I decided that my favorite things about the past few days are the abundance of flip flops and the abundance of Jesus. Everybody here (literally on the entire island) is either barefoot or wearing flip flops at all times. As someone who shamelessly wears flip flops as soon as it hits 50, this brings me an incredible amount of joy. I should have left my Nikes in Sydney. And living at Fanualama rocks because I have 3 nuns as roommates, in a convent. We have Mass at 6 am and Evening Prayer at 6 pm every day. We pray a rosary after every night prayer, which I am so grateful for. I have tried and failed praying the rosary daily in college, and it is something I am going to make time for once I leave Auki. The spiritual zeal here is inspiring. Thanks to the lack of technology, I have been spending most of my time sending thoughts up to God. I have been starting all of my prayers praying that I will grow closer to Christ and His will for me. The people here and their way of life are inspiring & it blows my mind that I was given the opportunity to grow alongside them.

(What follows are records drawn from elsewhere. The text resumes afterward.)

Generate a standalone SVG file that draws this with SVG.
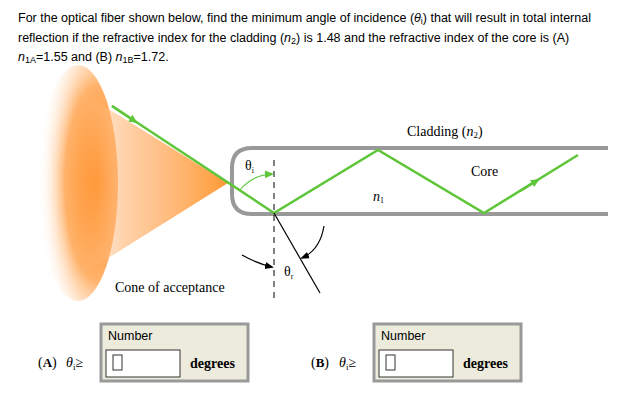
<svg xmlns="http://www.w3.org/2000/svg" width="618" height="407" viewBox="0 0 618 407">
<defs>
<radialGradient id="cone" cx="0.75" cy="0.5" r="0.75">
<stop offset="0" stop-color="#ff8a1e"/><stop offset="0.55" stop-color="#ffb26a"/><stop offset="1" stop-color="#fff" stop-opacity="0"/>
</radialGradient>
<linearGradient id="tri" x1="0" x2="1">
<stop offset="0" stop-color="#ffb26a" stop-opacity="0"/><stop offset="0.4" stop-color="#ffc08a" stop-opacity="0.8"/><stop offset="1" stop-color="#ff9a35"/>
</linearGradient>
<marker id="ga" markerWidth="10" markerHeight="10" refX="7" refY="5" orient="auto" markerUnits="userSpaceOnUse"><path d="M0,1 L9,5 L0,9 Z" fill="#5fc63a"/></marker>
<marker id="ka" markerWidth="10" markerHeight="10" refX="7" refY="5" orient="auto" markerUnits="userSpaceOnUse"><path d="M0,1.5 L9,5 L0,8.5 Z" fill="#000"/></marker>
<style>
.t{font-family:"Liberation Sans",Arial,sans-serif;font-size:12.5px}
.s{font-family:"Liberation Serif",serif;font-size:14px}
.b{font-family:"Liberation Serif",serif;font-size:14px;font-weight:bold}
.panel{fill:#ecebdc;stroke:#999;stroke-width:3}
.inp{fill:#fff;stroke:#333;stroke-width:1}
</style>
</defs>
<g id="question" class="t">
<text x="18" y="22">For the optical fiber shown below, find the minimum angle of incidence (<tspan font-style="italic">θ</tspan><tspan font-size="9" dy="2">i</tspan><tspan dy="-2">) that will result in total internal</tspan></text>
<text x="18" y="42">reflection if the refractive index for the cladding (<tspan font-style="italic">n</tspan><tspan font-size="9" dy="2">2</tspan><tspan dy="-2">) is 1.48 and the refractive index of the core is (A)</tspan></text>
<text x="18" y="61"><tspan font-style="italic">n</tspan><tspan font-size="9" dy="2">1A</tspan><tspan dy="-2">=1.55 and (B) </tspan><tspan font-style="italic">n</tspan><tspan font-size="9" dy="2">1B</tspan><tspan dy="-2">=1.72.</tspan></text>
</g>
<g id="cone-of-acceptance">
<ellipse cx="78" cy="183" rx="40" ry="118" fill="url(#cone)"/>
<path d="M70,85 L228,183 L70,282 Z" fill="url(#tri)"/>
<text class="s" x="115" y="292">Cone of acceptance</text>
</g>
<g id="fiber">
<path d="M608,148 L252,148 Q232,148 232,168 L232,194 Q232,214 252,214 L608,214" fill="none" stroke="#999" stroke-width="4"/>
<text class="s" x="407" y="136">Cladding (<tspan font-style="italic">n</tspan><tspan font-size="9" dy="2">2</tspan><tspan dy="-2">)</tspan></text>
<text class="s" x="471" y="176">Core</text>
<text class="s" x="373" y="201" font-style="italic" font-size="11">n<tspan font-size="8" dy="2" font-style="normal">1</tspan></text>
</g>
<g id="connectors" fill="none">
<path d="M112,106 L274,213 L378,150 L484,213 L578,155" stroke="#5fc63a" stroke-width="2.5"/>
<path d="M112,106 L136,122" stroke="#5fc63a" stroke-width="2.5" marker-end="url(#ga)"/>
<path d="M520,191 L538,180" stroke="#5fc63a" stroke-width="2.5" marker-end="url(#ga)"/>
<line x1="274" y1="160" x2="274" y2="298" stroke="#000" stroke-dasharray="6,5"/>
<line x1="274" y1="213" x2="320" y2="293" stroke="#000" stroke-width="1.2"/>
<path d="M240,190 Q252,175 272,174" stroke="#5fc63a" stroke-width="1.2" marker-end="url(#ga)"/>
<path d="M324,226 Q320,250 302,258" stroke="#000" stroke-width="1.2" marker-end="url(#ka)"/>
<path d="M242,255 Q258,264 272,267" stroke="#000" stroke-width="1.2" marker-end="url(#ka)"/>
</g>
<g id="labels" class="s">
<text x="245" y="170">θ<tspan font-size="8" dy="3">i</tspan></text>
<text x="284" y="276">θ<tspan font-size="8" dy="3">r</tspan></text>
</g>
<g id="answerA">
<text class="s" x="38" y="367">(<tspan font-weight="bold" font-size="13">A</tspan>)</text>
<text class="s" x="66" y="367" font-style="italic" font-size="15">θ<tspan font-size="9" dy="3" font-style="normal">i</tspan><tspan dy="-3" font-style="normal">≥</tspan></text>
<rect class="panel" x="101" y="324" width="147" height="57"/>
<text class="t" x="108" y="340" font-size="11">Number</text>
<rect class="inp" x="106" y="350" width="74" height="27"/>
<rect x="113" y="355" width="9" height="15" fill="none" stroke="#333"/>
<text class="b" x="190" y="368">degrees</text>
</g>
<g id="answerB">
<text class="s" x="311" y="367">(<tspan font-weight="bold" font-size="13">B</tspan>)</text>
<text class="s" x="339" y="367" font-style="italic" font-size="15">θ<tspan font-size="9" dy="3" font-style="normal">i</tspan><tspan dy="-3" font-style="normal">≥</tspan></text>
<rect class="panel" x="374" y="324" width="147" height="57"/>
<text class="t" x="381" y="340" font-size="11">Number</text>
<rect class="inp" x="379" y="350" width="74" height="27"/>
<rect x="386" y="355" width="9" height="15" fill="none" stroke="#333"/>
<text class="b" x="463" y="368">degrees</text>
</g>
</svg>
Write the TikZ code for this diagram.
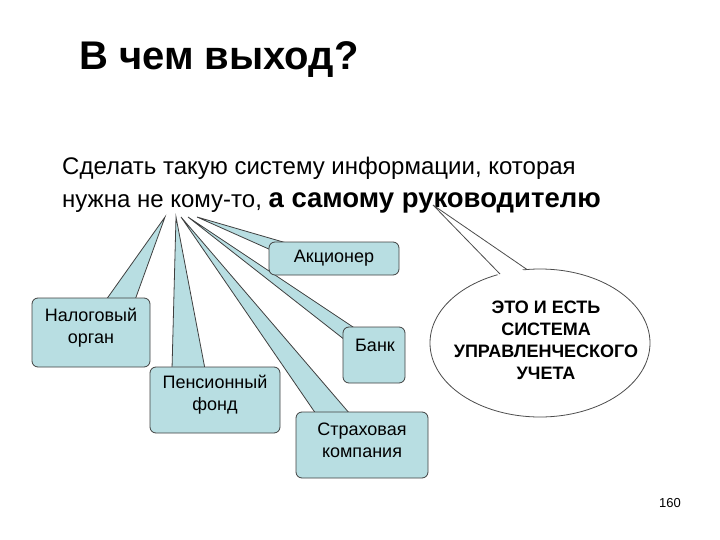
\documentclass[tikz,border=0pt]{standalone}
\usepackage{fontspec}
\setmainfont{Liberation Sans}
\begin{document}
\begin{tikzpicture}[x=1pt,y=-1pt,
  call/.style={fill=calf,draw=black!75,line width=0.8pt},
  lbl/.style={align=center,font=\fontsize{18}{22}\selectfont}]
\definecolor{calf}{RGB}{184,222,226}
\useasboundingbox (0,0) rectangle (720,540);
\node[anchor=west,inner sep=0pt,font=\fontsize{40}{44}\selectfont\bfseries] (title) at (79,60) {В чем выход?};
\node[anchor=west,inner sep=0pt,font=\fontsize{24}{28}\selectfont] (l1) at (62,168) {Сделать такую систему информации, которая};
\node[anchor=west,inner sep=0pt,font=\fontsize{24}{28}\selectfont] (l2) at (62,203) {нужна не кому-то, {\fontsize{27.5}{30}\selectfont\bfseries а самому руководителю}};
% tips
\coordinate (tA) at (197,217);
\coordinate (tN) at (165,217);
\coordinate (tP) at (176,217);
\coordinate (tB) at (188,217);
\coordinate (tS) at (181,217);
\coordinate (tE) at (433,205);
% wedges
\draw[call] (tN) -- (106,300) -- (135,300) -- cycle;
\draw[call] (tP) -- (172,369) -- (205,369) -- cycle;
\draw[call] (tS) -- (316,414) -- (350,414) -- cycle;
\draw[call] (tB) -- (345,340) -- (356,329) -- cycle;
\draw[call] (tA) -- (271,250) -- (290,244) -- cycle;
% boxes
\draw[call,rounded corners=6pt] (269,242) rectangle (399,275);
\node[lbl] (akc) at (334,258) {Акционер};
\draw[call,rounded corners=6pt] (32,298) rectangle (150,367);
\node[lbl] (nal) at (91,328) {Налоговый\\орган};
\draw[call,rounded corners=6pt] (150,367) rectangle (280,433);
\node[lbl] (pen) at (215,395) {Пенсионный\\фонд};
\draw[call,rounded corners=6pt] (343,327) rectangle (405,383);
\node[lbl] (bank) at (375,345) {Банк};
\draw[call,rounded corners=6pt] (296,412) rectangle (428,478);
\node[lbl] (str) at (362,440) {Страховая\\компания};
\fill[white] (540,343) ellipse (110 and 74);
\draw[draw=black!70,line width=0.8pt] (540,343) ellipse (110 and 74);
\fill[white] (tE) -- (500,277) -- (527,273) -- cycle;
\draw[draw=black!70,line width=0.8pt] (500,274) -- (tE) -- (527,269.5);
\node[align=center,font=\fontsize{18}{22}\selectfont\bfseries] (sys) at (546,340) {ЭТО И ЕСТЬ\\СИСТЕМА\\УПРАВЛЕНЧЕСКОГО\\УЧЕТА};
\node[font=\fontsize{13}{15}\selectfont] (pg) at (670,503) {160};
\end{tikzpicture}
\end{document}
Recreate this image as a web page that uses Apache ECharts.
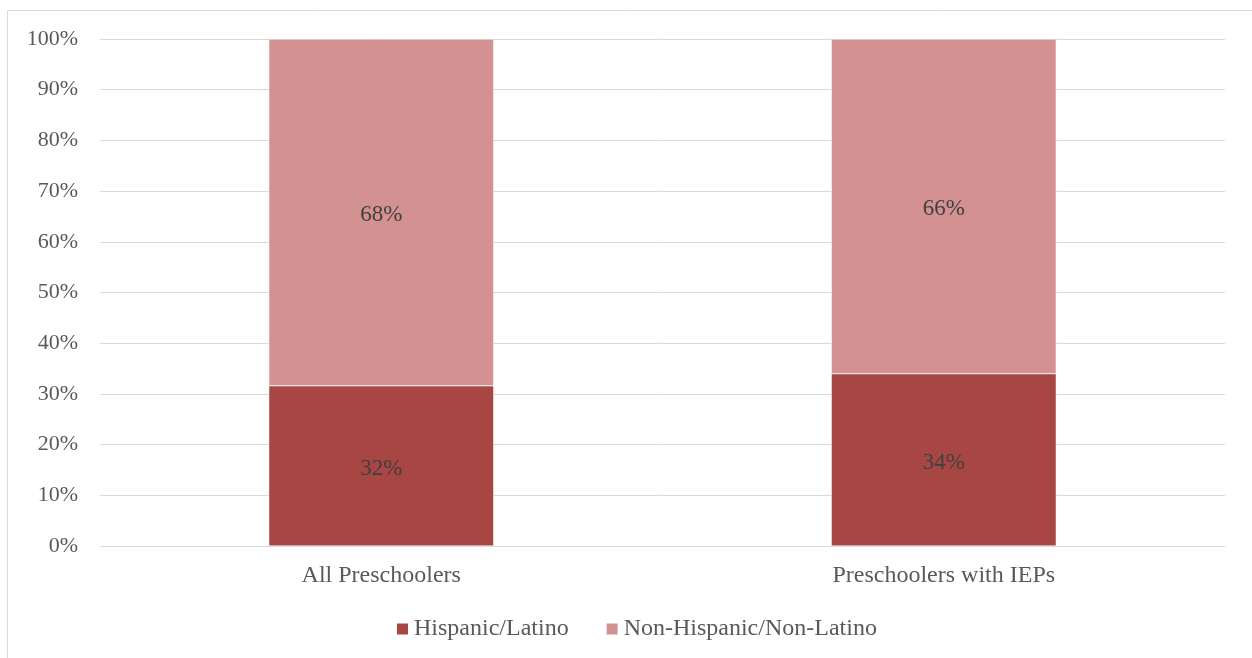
<!DOCTYPE html>
<html>
<head>
<meta charset="utf-8">
<script src="https://cdn.jsdelivr.net/npm/echarts@6/dist/echarts.min.js"></script>
<style>
html,body{margin:0;padding:0;background:#fff;}
#chart{width:1252px;height:658px;}
</style>
</head>
<body>
<div id="chart"></div>
<script>
const categories = ['All Preschoolers', 'Preschoolers with IEPs'];
const hispanic = [31.6, 34.0];
const nonHispanic = [68.4, 66.0];
const seriesNames = ['Hispanic/Latino', 'Non-Hispanic/Non-Latino'];

const FONT = '"Liberation Serif", "Times New Roman", serif';
const TXT = '#595959';
const chart = echarts.init(document.getElementById('chart'));
const labelCfg = {
  show: true, position: 'inside', color: '#404040', fontFamily: FONT, fontSize: 23,
  offset: [0, 3],
  formatter: p => Math.round(p.value) + '%'
};
chart.setOption({
  animation: false,
  graphic: [{
    type: 'rect', shape: {x: 7.5, y: 10.5, width: 1400, height: 800},
    style: {fill: 'none', stroke: '#d9d9d9', lineWidth: 1}, silent: true
  }],
  grid: {left: 100, right: 27, top: 39, bottom: 112, containLabel: false},
  legend: {
    data: seriesNames, left: 390, top: 612, itemWidth: 13, itemHeight: 13, itemGap: 36,
    icon: 'rect',
    textStyle: {color: TXT, fontFamily: FONT, fontSize: 24}
  },
  xAxis: {
    type: 'category', data: categories,
    axisLine: {lineStyle: {color: '#d9d9d9', width: 1}},
    axisTick: {show: false},
    axisLabel: {color: TXT, fontFamily: FONT, fontSize: 24, margin: 18}
  },
  yAxis: {
    type: 'value', min: 0, max: 100, interval: 10,
    axisLabel: {color: TXT, fontFamily: FONT, fontSize: 22, margin: 22, formatter: '{value}%', padding: [4, 0, 0, 0]},
    splitLine: {lineStyle: {color: '#d9d9d9', width: 1}},
    axisLine: {show: false}, axisTick: {show: false}
  },
  series: [
    {name: seriesNames[0], type: 'bar', stack: 'a', data: hispanic, barWidth: '40%',
     itemStyle: {color: '#A84644', borderColor: '#ffffff', borderWidth: 0.5}, label: labelCfg},
    {name: seriesNames[1], type: 'bar', stack: 'a', data: nonHispanic, barWidth: '40%',
     itemStyle: {color: '#D39291', borderColor: '#ffffff', borderWidth: 0.5}, label: labelCfg}
  ]
});
</script>
</body>
</html>
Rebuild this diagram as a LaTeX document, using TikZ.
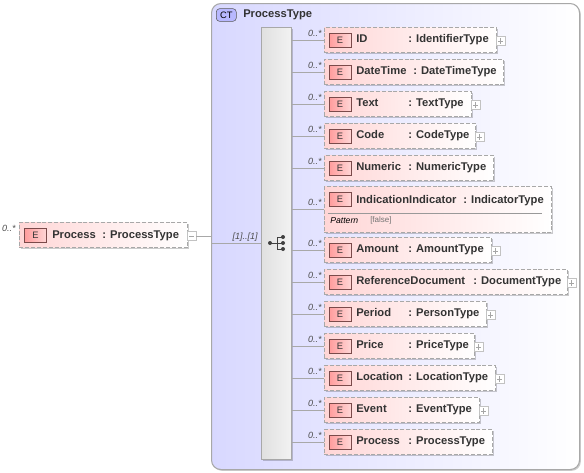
\documentclass[tikz,border=0pt]{standalone}
\usepackage{fontspec}
\setmainfont{Liberation Sans}
\usetikzlibrary{positioning,shadows}
\definecolor{xsdLav}{HTML}{D8D8FF}
\definecolor{xsdPink}{HTML}{FFD6D6}
\definecolor{xsdRose}{HTML}{FF9C9C}
\definecolor{xsdMaroon}{HTML}{7A4A4A}
\definecolor{xsdGrey}{HTML}{A8A8A8}
\definecolor{xsdText}{HTML}{333333}
\tikzset{
  elbox/.style={draw=xsdGrey, dash pattern=on 3pt off 1.4pt, line width=0.7pt, left color=xsdPink, right color=white,
        minimum height=19pt, inner sep=0pt, anchor=west,
        drop shadow={shadow xshift=1pt, shadow yshift=-1pt, opacity=0.2, fill=black}},
  badge/.style={draw=xsdMaroon, line width=0.6pt, left color=xsdRose, right color=xsdPink,
        minimum width=16.5pt, minimum height=10.5pt, inner sep=0pt, font=\fontsize{7}{8}\selectfont, text=xsdText},
  elname/.style={font=\fontsize{8.4}{10}\selectfont\bfseries, text=xsdText, inner sep=0pt, anchor=base west},
  occur/.style={font=\fontsize{6.75}{8}\selectfont\itshape, text=black!70, inner sep=0pt, anchor=east},
  conn/.style={draw=xsdGrey, line width=0.6pt},
  togl/.style={draw=xsdGrey!70, fill=white, line width=0.5pt, minimum size=6.5pt, inner sep=0pt, anchor=west},
  small/.style={font=\fontsize{6}{7}\selectfont, inner sep=0pt, anchor=west}
}
\begin{document}
\begin{tikzpicture}[x=0.75pt,y=-0.75pt]
\useasboundingbox (0,0) rectangle (584,472);
% complex type container
\node[draw=xsdGrey, line width=0.8pt, left color=xsdLav, right color=white, rounded corners=7pt,
      minimum width=276pt, minimum height=349.5pt, inner sep=0pt, anchor=north west,
      drop shadow={shadow xshift=1pt, shadow yshift=-1pt, opacity=0.2, fill=black}] (ptype) at (211,3) {};
\node[draw=black!65, fill=xsdLav!85!blue, rounded corners=2.5pt, minimum width=15pt, minimum height=9.5pt,
      inner sep=0pt, font=\fontsize{7}{8}\selectfont, anchor=west] (ctbadge) at (216,15) {CT};
\node[elname] (ctname) at (243,17) {ProcessType};
% sequence bar
\node[draw=xsdGrey, line width=0.7pt, left color=black!12, right color=white!95!black, minimum width=22.5pt, minimum height=324pt,
      inner sep=0pt, anchor=north west,
      drop shadow={shadow xshift=1pt, shadow yshift=-1pt, opacity=0.2, fill=black}] (bar) at (261,27) {};
\fill[black!75] (270,243) circle[radius=1.5pt] (283,237) circle[radius=1.5pt] (283,243) circle[radius=1.5pt] (283,249) circle[radius=1.5pt];
\draw[black!75, line width=0.6pt] (270,243) -- (277,243) (277,237) -- (277,249) (277,237) -- (283,237) (277,243) -- (283,243) (277,249) -- (283,249);
% root element
\node[elbox, minimum width=126pt] (root) at (19,235) {};
\node[badge, anchor=west] (rootbadge) at (24,235.5) {E};
\node[elname] (rootname) at (52,238) {Process};
\node[elname] (roottype) at (102,238) {: ProcessType};
\node[occur] (rootocc) at (16,228) {0..*};
\node[togl] (rootminus) at (187,236) {};
\draw[black!35, line width=0.4pt] ([xshift=1.5pt]rootminus.west) -- ([xshift=-1.5pt]rootminus.east);
\draw[conn] (rootminus.east) -- (rootminus.east -| ptype.west);
\coordinate (seqin) at (211,243);
\draw[conn] (seqin) -- (seqin -| bar.west);
\node[occur] (seqocc) at (258,237) {[1]..[1]};
% child elements: key/name/right edge/centre/colon/type/toggle
\foreach \key/\nm/\xr/\yy/\xc/\typ/\tg in {
  id/ID/496/40/408/IdentifierType/1,
  datetime/DateTime/503/72/413/DateTimeType/0,
  text/Text/471/104/408/TextType/1,
  code/Code/475/136/408/CodeType/1,
  numeric/Numeric/493/168/408/NumericType/0,
  indic/IndicationIndicator/551/209.5/463/IndicatorType/2,
  amount/Amount/491/250/408/AmountType/1,
  refdoc/ReferenceDocument/567/282/473/DocumentType/1,
  period/Period/486/314/408/PersonType/1,
  price/Price/474/346/408/PriceType/1,
  location/Location/495/378/408/LocationType/1,
  event/Event/479/410/408/EventType/1,
  process/Process/492/442/408/ProcessType/0}
{
  \pgfmathsetmacro{\boxw}{(\xr-324)*0.75}
  \ifnum\tg=2
    \node[elbox, minimum width=\boxw pt, minimum height=34pt] (\key) at (324,\yy) {};
    \node[badge] (\key badge) at (340,199.5) {E};
    \node[elname] (\key name) at (356,203) {\nm};
    \node[elname] (\key type) at (\xc,203) {: \typ};
  \else
    \node[elbox, minimum width=\boxw pt] (\key) at (324,\yy) {};
    \node[badge] (\key badge) at (340,\yy) {E};
    \node[elname] (\key name) at (356,\yy+2) {\nm};
    \node[elname] (\key type) at (\xc,\yy+2) {: \typ};
  \fi
  \draw[conn] (\key.west -| bar.east) -- (\key.west);
  \node[occur] (\key occ) at (322,\yy-7) {0..*};
  \ifnum\tg=1
    \node[togl] (\key plus) at (\xr,\yy+1) {};
    \draw[black!35, line width=0.4pt] ([xshift=1.5pt]\key plus.west) -- ([xshift=-1.5pt]\key plus.east)
      ([yshift=1.5pt]\key plus.south) -- ([yshift=-1.5pt]\key plus.north);
  \fi
}
% pattern row of the indicator
\coordinate (patl) at (328,213);
\coordinate (patr) at (542,213);
\draw[black!40, line width=0.6pt] (patl) -- (patr);
\node[small, font=\fontsize{6.5}{7}\selectfont\itshape] (patname) at (330,221) {Pattern};
\node[small, text=black!55] (patval) at (370,220.5) {[false]};
\end{tikzpicture}
\end{document}
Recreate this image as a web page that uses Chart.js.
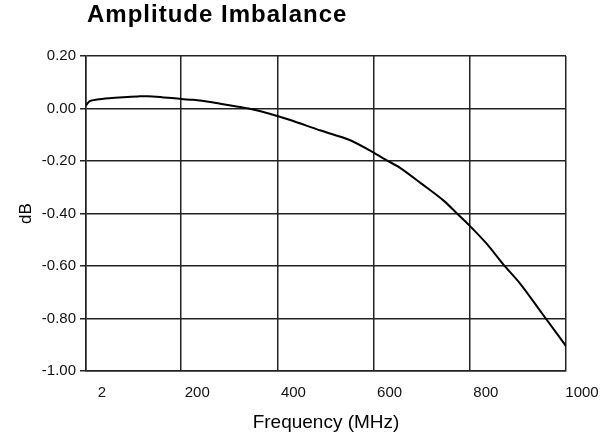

It is a blessing to be able to serve these sisters and teachers. Beyond grateful as always J Sending all my love to my friends and fam who I miss so much. Happy father’s day to the best dad in the WORLD. I love you! Sis, have a blast at Camp Heart I am so proud of you (as always). To my wonderful brother Matthew, hope you have the best time in Italy – don’t do anything I wouldn’t do.
I’ve eaten more pineapple the past 3 days than I have in my entire life. Not mad about it
Also, this heat is unreal so I’ve been trying to document it. On a scale from fine to passed out, I’ve been a solid ‘about to pass out’ since I stepped off the plane. Internet won’t load my pics but I’ll get them up eventually!!